By Colleen Harding
We are a society that likes meetings. Sometimes we even meet to plan a meeting. Some meetings are done in person while others are done on conference calls and/or utilizing the resources that the web provides.
Regardless of what method of meeting fits your need, protocol for meeting is a must. It allows you to manage expectations by presenting the purpose and what is expected of each participant. Poor planning may have negative results, ultimately wasting people’s time. Time is the most valuable thing you can give someone because it cannot be replaced. Wasting someone’s time demonstrates a lack of respect and poor preparation and should be avoided at all costs.
Here are some suggestions on how to plan for a productive, professional, and positive meeting.
- Contact participants with the purpose of the meeting, location, and time.

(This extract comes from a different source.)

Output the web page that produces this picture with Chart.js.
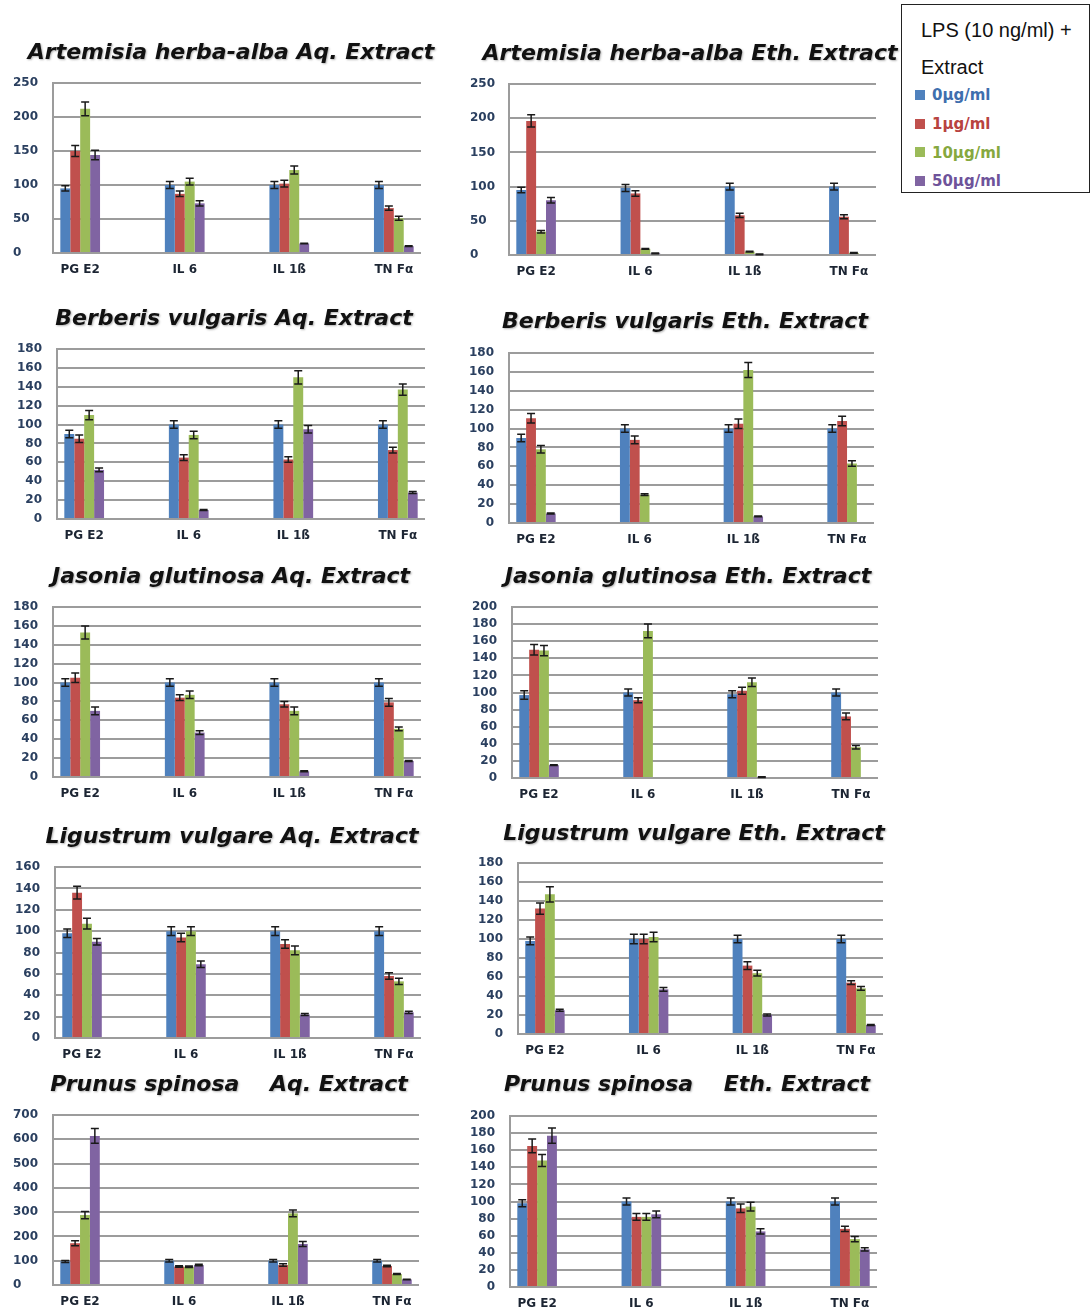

- Inform the participants of the allotted amount of time that the meeting will take and stay to the time limit. One-hour meetings should last no more the one hour.

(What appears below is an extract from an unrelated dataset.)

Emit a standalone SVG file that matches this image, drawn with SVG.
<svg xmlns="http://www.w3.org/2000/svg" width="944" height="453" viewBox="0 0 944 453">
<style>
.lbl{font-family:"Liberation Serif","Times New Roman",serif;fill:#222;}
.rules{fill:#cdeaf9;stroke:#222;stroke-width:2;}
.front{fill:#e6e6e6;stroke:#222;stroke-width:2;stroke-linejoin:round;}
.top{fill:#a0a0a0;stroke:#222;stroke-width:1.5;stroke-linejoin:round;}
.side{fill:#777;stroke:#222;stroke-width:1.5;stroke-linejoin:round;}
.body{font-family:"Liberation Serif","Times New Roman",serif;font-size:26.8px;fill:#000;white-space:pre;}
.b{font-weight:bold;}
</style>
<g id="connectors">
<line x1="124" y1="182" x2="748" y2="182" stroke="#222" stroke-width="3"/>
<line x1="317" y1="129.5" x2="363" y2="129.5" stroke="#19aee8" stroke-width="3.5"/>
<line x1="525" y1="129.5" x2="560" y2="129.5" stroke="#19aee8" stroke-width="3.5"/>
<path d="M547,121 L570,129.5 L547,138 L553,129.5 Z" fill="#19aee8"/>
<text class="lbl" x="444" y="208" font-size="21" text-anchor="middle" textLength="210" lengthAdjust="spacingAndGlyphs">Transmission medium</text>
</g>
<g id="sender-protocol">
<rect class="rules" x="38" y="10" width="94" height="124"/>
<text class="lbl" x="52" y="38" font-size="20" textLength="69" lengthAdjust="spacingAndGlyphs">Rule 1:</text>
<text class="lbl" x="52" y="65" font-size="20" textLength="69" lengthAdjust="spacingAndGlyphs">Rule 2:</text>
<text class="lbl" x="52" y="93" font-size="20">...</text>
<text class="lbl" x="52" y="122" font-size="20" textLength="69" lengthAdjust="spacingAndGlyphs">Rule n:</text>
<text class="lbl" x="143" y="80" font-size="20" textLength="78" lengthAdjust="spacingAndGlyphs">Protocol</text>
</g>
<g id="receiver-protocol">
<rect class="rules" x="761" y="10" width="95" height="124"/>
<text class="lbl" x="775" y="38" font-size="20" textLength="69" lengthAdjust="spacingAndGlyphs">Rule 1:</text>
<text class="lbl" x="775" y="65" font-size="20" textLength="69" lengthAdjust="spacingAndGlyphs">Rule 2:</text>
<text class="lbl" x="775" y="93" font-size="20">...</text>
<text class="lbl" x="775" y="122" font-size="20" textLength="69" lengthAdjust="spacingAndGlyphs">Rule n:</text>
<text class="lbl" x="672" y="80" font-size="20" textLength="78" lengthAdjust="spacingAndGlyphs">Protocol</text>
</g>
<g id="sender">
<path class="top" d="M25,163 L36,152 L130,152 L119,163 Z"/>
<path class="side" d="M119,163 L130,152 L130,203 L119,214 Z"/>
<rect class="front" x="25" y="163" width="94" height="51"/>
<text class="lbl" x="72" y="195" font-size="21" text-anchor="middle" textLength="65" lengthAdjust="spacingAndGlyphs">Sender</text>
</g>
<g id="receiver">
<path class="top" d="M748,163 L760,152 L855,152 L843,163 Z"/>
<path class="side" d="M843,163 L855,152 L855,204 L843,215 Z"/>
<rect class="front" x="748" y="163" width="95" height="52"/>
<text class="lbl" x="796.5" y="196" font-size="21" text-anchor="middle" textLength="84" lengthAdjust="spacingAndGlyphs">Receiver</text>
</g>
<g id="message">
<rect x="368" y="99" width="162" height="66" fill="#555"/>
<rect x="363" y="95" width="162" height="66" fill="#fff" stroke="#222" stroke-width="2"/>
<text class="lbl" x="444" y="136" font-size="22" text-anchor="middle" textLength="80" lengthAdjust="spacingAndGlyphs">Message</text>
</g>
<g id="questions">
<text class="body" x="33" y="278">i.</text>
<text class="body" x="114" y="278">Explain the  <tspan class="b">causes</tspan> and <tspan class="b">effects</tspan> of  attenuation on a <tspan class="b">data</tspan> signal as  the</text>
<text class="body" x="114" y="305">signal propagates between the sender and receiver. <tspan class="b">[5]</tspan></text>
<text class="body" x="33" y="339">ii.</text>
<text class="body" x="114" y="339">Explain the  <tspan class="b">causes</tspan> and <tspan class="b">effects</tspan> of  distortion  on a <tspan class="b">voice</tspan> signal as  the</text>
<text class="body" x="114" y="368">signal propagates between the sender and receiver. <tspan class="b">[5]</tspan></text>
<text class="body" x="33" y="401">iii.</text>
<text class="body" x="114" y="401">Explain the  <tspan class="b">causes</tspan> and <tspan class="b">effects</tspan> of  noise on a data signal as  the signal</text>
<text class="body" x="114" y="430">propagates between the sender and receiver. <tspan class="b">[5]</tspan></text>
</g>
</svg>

- Define expectations. Identify who will provide what information for the group.
- Provide a date that individuals will need to respond by if they are not able to attend.
- Ask individuals if they would like to be included remotely (off site).

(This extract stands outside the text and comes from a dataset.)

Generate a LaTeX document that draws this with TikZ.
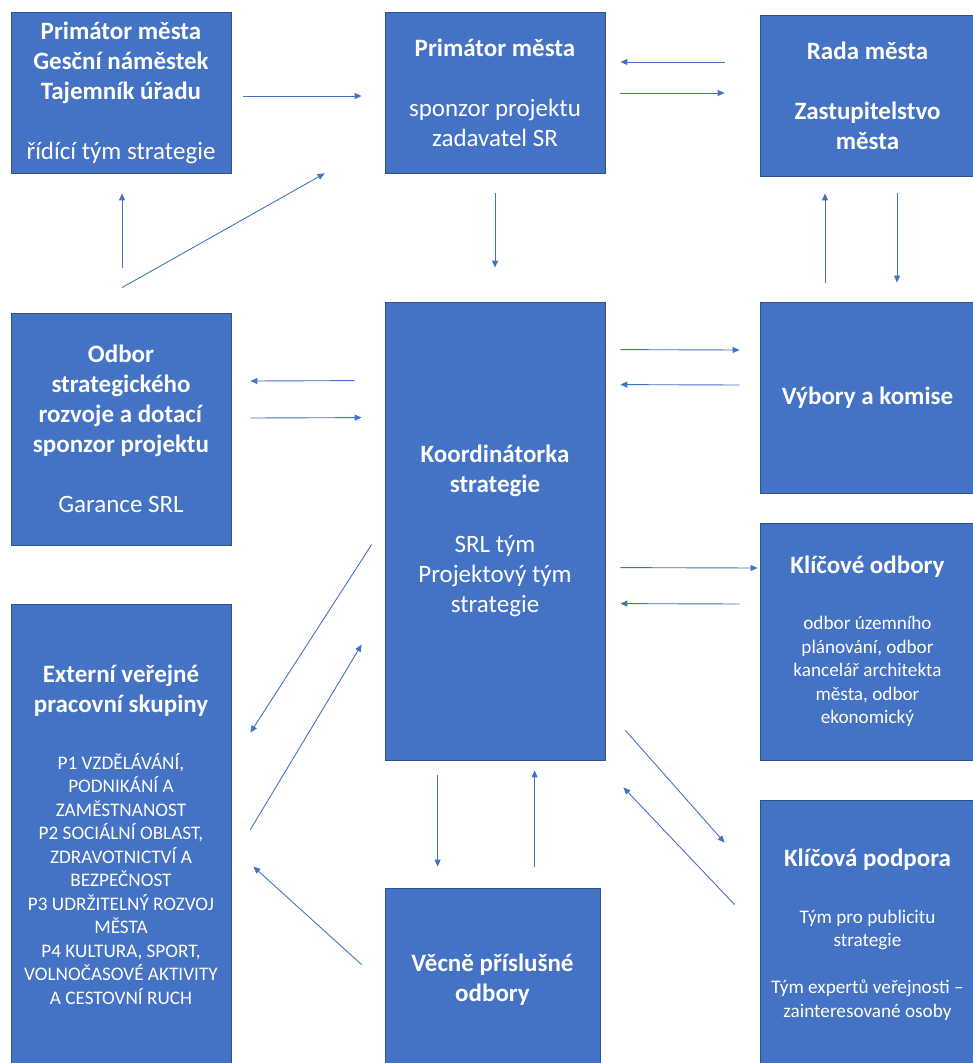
\documentclass[tikz,border=0pt]{standalone}
\usepackage{fontspec}
\setmainfont{Carlito}
\usetikzlibrary{arrows.meta}
\definecolor{boxblue}{HTML}{4472C4}
\definecolor{boxline}{HTML}{2F528F}
\definecolor{arrblue}{HTML}{4472C4}
\newcommand\BigTxt{\fontsize{25}{30}\selectfont}
\newcommand\SmallTxt{\fontsize{19.2}{23.5}\selectfont}
\begin{document}
\begin{tikzpicture}[x=1pt,y=-1pt,
  box/.style={draw=boxline, fill=boxblue, line width=0.8pt, text=white, inner sep=0pt, align=flush center, font=\BigTxt},
  lbox/.style={box, minimum width=220pt, text width=216pt},
  rbox/.style={box, minimum width=215pt, text width=212pt},
  arr/.style={draw=arrblue, line width=0.9pt, -{Triangle[length=7pt,width=6pt]}}]
\useasboundingbox (0,0) rectangle (972,1063);

\node[lbox, minimum height=161pt] (A) at (121,92.5)
  {\textbf{Primátor města}\\\textbf{Gesční náměstek}\\\textbf{Tajemník úřadu}\\[30pt]řídící tým strategie};
\node[lbox, minimum height=161pt] (B) at (495,92.5)
  {\textbf{Primátor města}\\[30pt]sponzor projektu\\zadavatel SR};
\node[rbox, minimum height=161pt] (C) at (867.5,95.5)
  {\bfseries Rada města\\[30pt]Zastupitelstvo\\města};
\node[lbox, minimum height=232pt] (D) at (121,429)
  {\textbf{Odbor}\\\textbf{strategického}\\\textbf{rozvoje a dotací}\\\textbf{sponzor projektu}\\[30pt]Garance SRL};
\node[lbox, minimum height=458pt] (E) at (495,531)
  {\textbf{Koordinátorka}\\\textbf{strategie}\\[30pt]SRL tým\\Projektový tým\\strategie};
\node[rbox, minimum height=191pt] (F) at (867.5,397.5)
  {\bfseries Výbory a komise};
\node[rbox, minimum height=237pt] (G) at (867.5,641.5)
  {{\bfseries Klíčové odbory\par}\vspace{33pt}{\SmallTxt odbor územního\\plánování, odbor\\kancelář architekta\\města, odbor\\ekonomický\par}};
\node[lbox, minimum height=462pt] (H) at (121,835)
  {{\bfseries Externí veřejné\\pracovní skupiny\par}\vspace{33pt}{\SmallTxt P1 VZDĚLÁVÁNÍ,\\PODNIKÁNÍ A\\ZAMĚSTNANOST\\P2 SOCIÁLNÍ OBLAST,\\ZDRAVOTNICTVÍ A\\BEZPEČNOST\\P3 UDRŽITELNÝ ROZVOJ\\MĚSTA\\P4 KULTURA, SPORT,\\VOLNOČASOVÉ AKTIVITY\\A CESTOVNÍ RUCH\par}};
\node[box, minimum width=215pt, text width=212pt, minimum height=184pt] (I) at (492.5,980)
  {\bfseries Věcně příslušné\\odbory};
\node[rbox, minimum height=270pt] (J) at (867.5,935)
  {{\bfseries Klíčová podpora\par}\vspace{33pt}{\SmallTxt Tým pro publicitu\\strategie\\[23.5pt]Tým expertů veřejnosti –\\zainteresované osoby\par}};

% arrows
\draw[arr] ([shift={(12,3.5)}]A.east) -- ([shift={(-23,3.5)}]B.west);
\draw[arr] ([shift={(-35,-33.5)}]C.west) -- ([shift={(15,-30.5)}]B.east);
\draw[arr] ([shift={(15,0.5)}]B.east) -- ([shift={(-35,-2.5)}]C.west);
\draw[arr] ([shift={(0,20)}]B.south) -- ([shift={(0,-34)}]E.north);
\draw[arr] ([shift={(1,-45)}]D.north) -- ([shift={(1,20)}]A.south);
\draw[arr] ([shift={(1,-25)}]D.north) -- ([shift={(-60,0)}]B.south west);
\draw[arr] ([shift={(-42.5,-19)}]F.north) -- ([shift={(-42.5,17)}]C.south);
\draw[arr] ([shift={(29.5,17)}]C.south) -- ([shift={(29.5,-19)}]F.north);
\draw[arr] ([shift={(15,48)}]E.north east) -- ([shift={(-20,-47.5)}]F.west);
\draw[arr] ([shift={(-20,-12.5)}]F.west) -- ([shift={(15,83)}]E.north east);
\draw[arr] ([shift={(-30,79)}]E.north west) -- ([shift={(19,-48)}]D.east);
\draw[arr] ([shift={(19,-11)}]D.east) -- ([shift={(-23,116)}]E.north west);
\draw[arr] ([shift={(15,266)}]E.north east) -- ([shift={(-2,-73.5)}]G.west);
\draw[arr] ([shift={(-20,-37.5)}]G.west) -- ([shift={(15,302)}]E.north east);
\draw[arr] ([shift={(-13,243)}]E.north west) -- ([shift={(19,129)}]H.north east);
\draw[arr] ([shift={(19,226)}]H.north east) -- ([shift={(-23,343)}]E.north west);
\draw[arr] ([shift={(-23,77)}]I.north west) -- ([shift={(22,263)}]H.north east);
\draw[arr] ([shift={(53,15)}]E.south west) -- ([shift={(53,-21)}]I.north west);
\draw[arr] ([shift={(150,-21)}]I.north west) -- ([shift={(150,10)}]E.south west);
\draw[arr] ([shift={(20,-30)}]E.south east) -- ([shift={(-35,43)}]J.north west);
\draw[arr] ([shift={(-25,105)}]J.north west) -- ([shift={(18,27)}]E.south east);
\end{tikzpicture}
\end{document}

- Plan food and/or beverages necessary for attendees. Consider possible allergies of attendees when planning menu.
- Think about the tone you use when presenting to the group. Many times it is not what you say but how you say it that can be misinterpreted.
- Always be prompt. If you are going to be late, let someone know in advance, accompanied with an apology and a promise to try not to disturb the meeting.
- Keep cell phones out of site. Cell phones can interrupt a productive meeting or brainstorming session and be rude. If you have to take a call, politely excuse yourself to do so.
- Decide when everyone is to follow up, reconvene, and complete tasks.
Managing expectations can alleviate miscommunications and be far more productive overall for everyone. Make good use of your time and others by allowing them to politely understand what is expected of everyone involved and what the overall goal is. Following a few simple guidelines can allow everyone involved to have a positive experience and be far more productive.